Predominance of Common Issues
The court further assessed the predominance requirement under Rule 23(b)(3), determining that common issues predominated over individual inquiries. It highlighted that the allegations of self-dealing constituted a per se violation of ERISA, which did not require individualized proof of wrongful intent or bad faith. The court expressed that the central question was whether TLIC, as a fiduciary, engaged in prohibited transactions by taking fees directly from plan assets, and this could be resolved collectively for all class members. The court also acknowledged that individualized defenses related to each plan's circumstances would not overshadow the common issues at play. This analysis led the court to conclude that a class action was a superior method for resolving the claims compared to individual lawsuits, which might lead to inconsistent judgments and increased litigation costs.

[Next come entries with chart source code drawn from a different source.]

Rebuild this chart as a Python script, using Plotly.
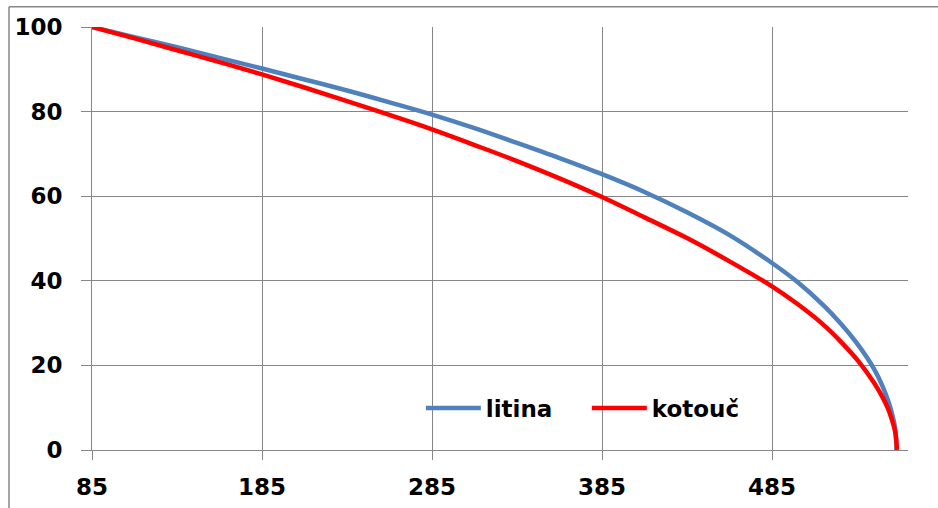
import plotly.graph_objects as go

# Curve samples (x position, value in %)
litina_x = [85, 110, 135, 160, 185, 210, 235, 260, 285, 310, 335, 360, 385, 410, 435, 460, 485,
            500, 515, 525, 535, 545, 550, 554, 556, 557.5, 558, 558.3]
litina_y = [100, 97.6, 95.2, 92.7, 90.2, 87.6, 85.0, 82.2, 79.3, 76.1, 72.6, 69.0, 65.2, 61.0, 56.2, 50.8, 44.2,
            39.7, 34.3, 30.1, 25.2, 19.2, 15.1, 10.8, 7.9, 5.0, 2.9, 0.0]

kotouc_x = [85, 110, 135, 160, 185, 210, 235, 260, 285, 310, 335, 360, 385, 410, 435, 460, 485,
            500, 515, 525, 536, 545, 550, 553, 555.5, 557.5, 558.5]
kotouc_y = [100, 97.3, 94.5, 91.7, 88.8, 85.7, 82.5, 79.2, 75.8, 72.1, 68.3, 64.2, 59.8, 55.0, 50.1, 44.6, 38.7,
            34.5, 29.7, 25.8, 20.9, 15.9, 12.5, 10.0, 7.2, 4.2, 0.0]

x_ticks = [85, 185, 285, 385, 485]
y_ticks = [0, 20, 40, 60, 80, 100]

GRID = "#868686"
FONT = dict(family="DejaVu Sans", size=23, color="black", weight="bold")

fig = go.Figure()
fig.add_trace(go.Scatter(x=litina_x, y=litina_y, name="litina", mode="lines",
                         line=dict(color="#4F81BD", width=4.5, shape="spline", smoothing=1.0)))
fig.add_trace(go.Scatter(x=kotouc_x, y=kotouc_y, name="kotouč", mode="lines",
                         line=dict(color="#FF0000", width=4.5, shape="spline", smoothing=1.0)))

fig.update_layout(
    width=938, height=508,
    margin=dict(l=92, r=30, t=27, b=58),
    plot_bgcolor="white", paper_bgcolor="white",
    font=FONT,
    showlegend=True,
    legend=dict(orientation="h", x=0.403, y=0.099, xanchor="left", yanchor="middle",
                bgcolor="rgba(0,0,0,0)", font=FONT, itemwidth=55,
                entrywidth=96, entrywidthmode="pixels"),
    xaxis=dict(range=[85, 565], tickvals=x_ticks, ticktext=[str(v) for v in x_ticks],
               showgrid=True, gridcolor=GRID, gridwidth=1,
               showline=True, linecolor=GRID, linewidth=1,
               ticks="outside", ticklen=9, tickcolor=GRID, tickwidth=1,
               zeroline=False, ticklabelstandoff=7, automargin=False),
    yaxis=dict(range=[0, 100], tickvals=y_ticks,
               showgrid=True, gridcolor=GRID, gridwidth=1,
               showline=True, linecolor=GRID, linewidth=1,
               ticks="outside", ticklen=10, tickcolor=GRID, tickwidth=1,
               zeroline=False, ticklabelstandoff=14, automargin=False),
    shapes=[
        dict(type="line", xref="paper", yref="paper", x0=-0.1017, x1=1.2, y0=1.048, y1=1.048,
             line=dict(color=GRID, width=1.5)),
        dict(type="line", xref="paper", yref="paper", x0=-0.1017, x1=-0.1017, y0=1.048, y1=-0.3,
             line=dict(color=GRID, width=1.5)),
    ],
)

fig.write_html("out.html")
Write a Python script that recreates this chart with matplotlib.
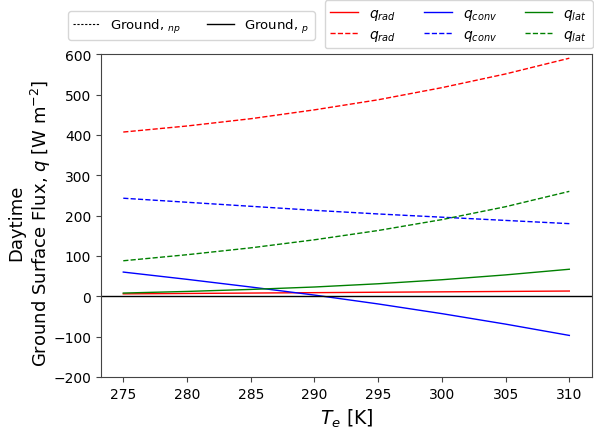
import matplotlib
matplotlib.use('Agg')
import matplotlib.pyplot as plt
from matplotlib.lines import Line2D

# ambient temperature [K]
T_e = [275, 280, 285, 290, 295, 300, 305, 310]

# ground fluxes, passive (p)
q_rad_p = [6, 7, 8, 9, 10, 11, 12, 13]
q_conv_p = [60, 42, 23, 3, -19, -43, -69, -97]
q_lat_p = [8, 12, 17, 23, 31, 41, 53, 67]

# ground fluxes, non-passive (np)
q_rad_np = [407, 422, 440, 462, 487, 517, 551, 590]
q_conv_np = [243, 233, 223, 213, 204, 196, 188, 180]
q_lat_np = [88, 103, 120, 140, 163, 190, 222, 260]

fig = plt.figure(figsize=(5.94, 4.31), dpi=100)
ax = fig.add_axes([0.170, 0.123, 0.826, 0.749])

l1, = ax.plot(T_e, q_rad_p, color='r', lw=1, label='$q_{rad}$')
l2, = ax.plot(T_e, q_rad_np, color='r', lw=1, ls='--', label='$q_{rad}$')
l3, = ax.plot(T_e, q_conv_p, color='b', lw=1, label='$q_{conv}$')
l4, = ax.plot(T_e, q_conv_np, color='b', lw=1, ls='--', label='$q_{conv}$')
l5, = ax.plot(T_e, q_lat_p, color='g', lw=1, label='$q_{lat}$')
l6, = ax.plot(T_e, q_lat_np, color='g', lw=1, ls='--', label='$q_{lat}$')
ax.axhline(0, color='k', lw=1)

for s in ax.spines.values():
    s.set_color('#444444')

ax.set_ylim(-200, 600)
ax.set_xticks([275, 280, 285, 290, 295, 300, 305, 310])
ax.tick_params(labelsize=10, color='#444444')
ax.set_xlabel('$T_e$ [K]', fontsize=13.5)
ax.set_ylabel('Daytime\nGround Surface Flux, $q$ [W m$^{-2}$]', fontsize=13)
ax.yaxis.set_label_coords(-0.097, 0.48)

# line style key
style_handles = [Line2D([], [], color='k', lw=0.8, ls=(0, (2, 1.5))),
                 Line2D([], [], color='k', lw=1)]
fig.legend(style_handles, ['Ground, $_{np}$', 'Ground, $_{p}$'], ncol=2,
           loc='center', bbox_to_anchor=(0.322, 0.9385), fontsize=9.5)

fig.legend([l1, l2, l3, l4, l5, l6], [h.get_label() for h in [l1, l2, l3, l4, l5, l6]],
           ncol=3, loc='center', bbox_to_anchor=(0.772, 0.941), fontsize=10,
           labelspacing=0.35)

plt.savefig('out.png', dpi=100)
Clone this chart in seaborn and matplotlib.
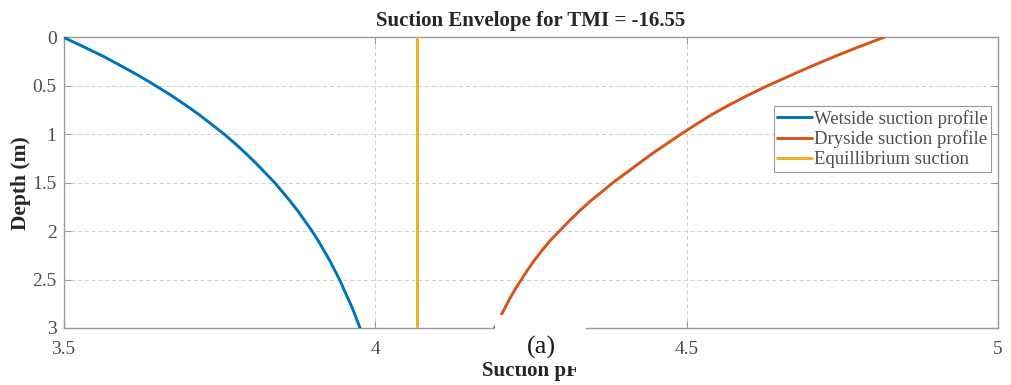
import matplotlib
matplotlib.use("Agg")
import matplotlib.pyplot as plt
from matplotlib.patches import Rectangle
import seaborn as sns
import pandas as pd

# ---- data ----
depth = [0.0, 0.1, 0.2, 0.3, 0.4, 0.5, 0.6, 0.7, 0.8, 0.9, 1.0,
         1.1, 1.2, 1.3, 1.4, 1.5, 1.6, 1.7, 1.8, 1.9, 2.0,
         2.1, 2.2, 2.3, 2.4, 2.5, 2.6, 2.7, 2.8, 2.9, 3.0]
wet_suction = [3.500, 3.533, 3.565, 3.594, 3.622, 3.648, 3.673, 3.696, 3.718, 3.738, 3.758,
               3.776, 3.793, 3.809, 3.824, 3.839, 3.852, 3.865, 3.877, 3.888, 3.899,
               3.909, 3.918, 3.927, 3.935, 3.943, 3.950, 3.957, 3.964, 3.970, 3.976]
dry_suction = [4.817, 4.776, 4.737, 4.700, 4.665, 4.630, 4.598, 4.568, 4.540, 4.515, 4.491,
               4.468, 4.445, 4.424, 4.403, 4.382, 4.363, 4.344, 4.327, 4.311, 4.296,
               4.281, 4.268, 4.256, 4.245, 4.235, 4.225, 4.216, 4.208, 4.200, 4.192]
eq_depth = [0.0, 3.0]
eq_suction = [4.068, 4.068]

series_names = ["Wetside suction profile", "Dryside suction profile", "Equillibrium suction"]
series_colors = ["#0072BD", "#D95319", "#EDB120"]
x_ticks = [3.5, 4, 4.5, 5]
x_tick_labels = ["3.5", "4", "4.5", "5"]
y_ticks = [0, 0.5, 1, 1.5, 2, 2.5, 3]
y_tick_labels = ["0", "0.5", "1", "1.5", "2", "2.5", "3"]
title = "Suction Envelope for TMI = -16.55"

df = pd.concat([
    pd.DataFrame({"suction": wet_suction, "depth": depth, "series": series_names[0]}),
    pd.DataFrame({"suction": dry_suction, "depth": depth, "series": series_names[1]}),
    pd.DataFrame({"suction": eq_suction, "depth": eq_depth, "series": series_names[2]}),
], ignore_index=True)

sns.set_theme(style="white")
plt.rcParams["font.family"] = ["Liberation Serif", "DejaVu Serif"]

W, H = 1011, 385
fig = plt.figure(figsize=(W / 100, H / 100), dpi=100)
L, R, T, B = 63.5, 998, 37.3, 328
ax = fig.add_axes([L / W, 1 - B / H, (R - L) / W, (B - T) / H])

sns.lineplot(data=df, x="suction", y="depth", hue="series", hue_order=series_names,
             palette=series_colors, sort=False, estimator=None, linewidth=2.1,
             ax=ax, zorder=3)

ax.set_xlim(3.5, 5)
ax.set_ylim(3, 0)
ax.set_xticks(x_ticks)
ax.set_xticklabels(x_tick_labels)
ax.set_yticks(y_ticks)
ax.set_yticklabels(y_tick_labels)

label_gray = "#4d4d4d"
spine_gray = "#9a9a9a"
for s in ax.spines.values():
    s.set_visible(True)
    s.set_color(spine_gray)
    s.set_linewidth(1.0)

ax.tick_params(axis="both", which="major", direction="in", length=5, width=0.8,
               color=spine_gray, labelcolor=label_gray, labelsize=14,
               top=True, right=True, bottom=True, left=True)
ax.tick_params(axis="x", pad=9)
ax.tick_params(axis="y", pad=5)

ax.grid(True, color="#cfcfcf", linestyle=(0, (4, 3)), linewidth=0.7)
ax.set_axisbelow(True)

ax.set_title(title, fontsize=15, fontweight="bold", color="#262626", pad=8)
ax.set_ylabel("Depth (m)", fontsize=15.5, fontweight="bold", color="#262626")
ax.yaxis.set_label_coords(-0.035, 0.5)
ax.set_xlabel("Suction pF", fontsize=15, fontweight="bold", color="#262626")
ax.xaxis.set_label_coords(0.5, -0.112)

leg = ax.legend(loc="upper right", bbox_to_anchor=(0.993, 0.764), borderaxespad=0,
                fontsize=13.5, frameon=True, fancybox=False, framealpha=1,
                handlelength=1.85, handletextpad=0.1, borderpad=0.2,
                labelspacing=0.15, title=None)
leg.get_frame().set_edgecolor("#999999")
leg.get_frame().set_linewidth(0.8)
for t in leg.get_texts():
    t.set_color(label_gray)

# white caption box with "(a)"
fig.add_artist(Rectangle((495 / W, 1 - 366 / H), 91 / W, 51 / H, transform=fig.transFigure,
                         facecolor="white", edgecolor="none", zorder=10))
fig.text(541 / W, 1 - 347 / H, "(a)", ha="center", va="center", fontsize=19,
         color="#1a1a1a", zorder=11)

fig.savefig("out.png", dpi=100)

Fiduciary Duties and Self-Dealing
The court reinforced its reasoning with the principle that a fiduciary's duty to act in the best interest of plan participants is paramount and cannot be compromised by self-dealing. It emphasized that even if fees were reasonable and disclosed, the act of taking fees from plan assets constituted a violation of the fiduciary responsibilities outlined in ERISA. The court further articulated that the statutory protections against self-dealing were designed to prevent potential abuses, and thus, the practice of deducting fees from plan assets was impermissible regardless of the circumstances surrounding the fee agreements. This understanding of fiduciary duty under ERISA was pivotal in justifying the grant of class certification, as it established a clear legal basis for the claims being pursued collectively by the plaintiffs.
Conclusion
In conclusion, the court granted the plaintiffs' second motion for class certification, allowing the case to proceed on behalf of the defined classes. It found that the plaintiffs had adequately demonstrated compliance with the requirements of Rule 23, including numerosity, commonality, typicality, and adequacy of representation. The court's analysis highlighted the predominance of common legal and factual issues, particularly concerning TLIC's alleged self-dealing and excessive fee practices under ERISA. The decision underscored the importance of fiduciary duties in managing retirement plans, reinforcing the principle that fiduciaries cannot engage in self-dealing, thereby ensuring the protection of plan participants' interests. This ruling marked a significant step forward for the plaintiffs in their pursuit of justice under ERISA.